Preheat the oven to 400°F. Add the brown rice, 1¾ cups water, and a pinch of salt to a small saucepan and bring to a boil. Cover, reduce heat to low, and cook until all of the water is absorbed, about 30 to 35 minutes.

2
Roast the vegetables

Peel the beets and slice into thin wedges, about ½ inch thick. Peel the carrots and slice on the diagonal. Transfer vegetables to a baking sheet, toss with 2 tsp olive oil and a pinch of salt and pepper, and roast until tender, about 15 to 20 minutes.

3
Prepare the avocado

Halve the avocado and remove the pit.
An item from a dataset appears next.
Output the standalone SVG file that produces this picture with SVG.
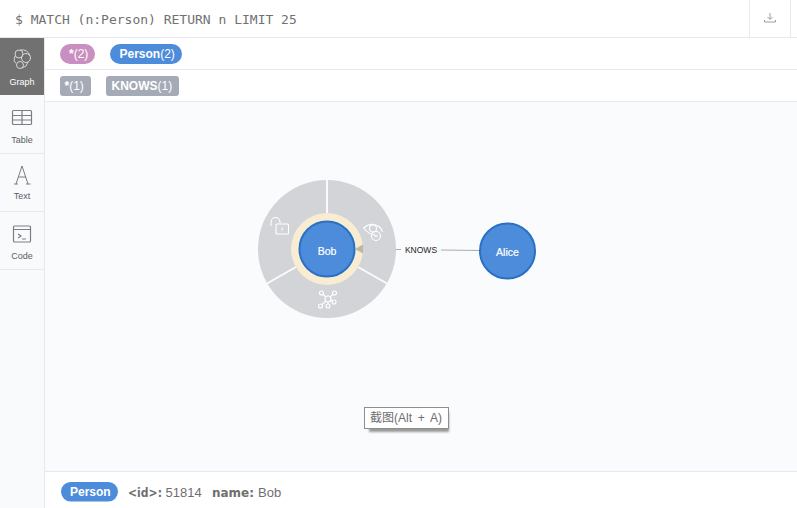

Thinly slice the flesh. Roughly chop the pumpkin seeds. Mix the chopped pumpkin seeds and hemp seeds on a plate with ½ tsp salt. Add the avocado slices and toss to coat.

4
Finishing touches

Halve the lemon and add the juice from half to the pea shoots, directly on a cutting board. Sprinkle with salt and toss. Stir the remaining lemon juice and basil pesto into the cooked brown rice and season with salt to taste.

5
Serve

Divide the pesto brown rice between large bowls. Top with roasted beets and carrots, seeded avocado, and pea shoots. Dig in!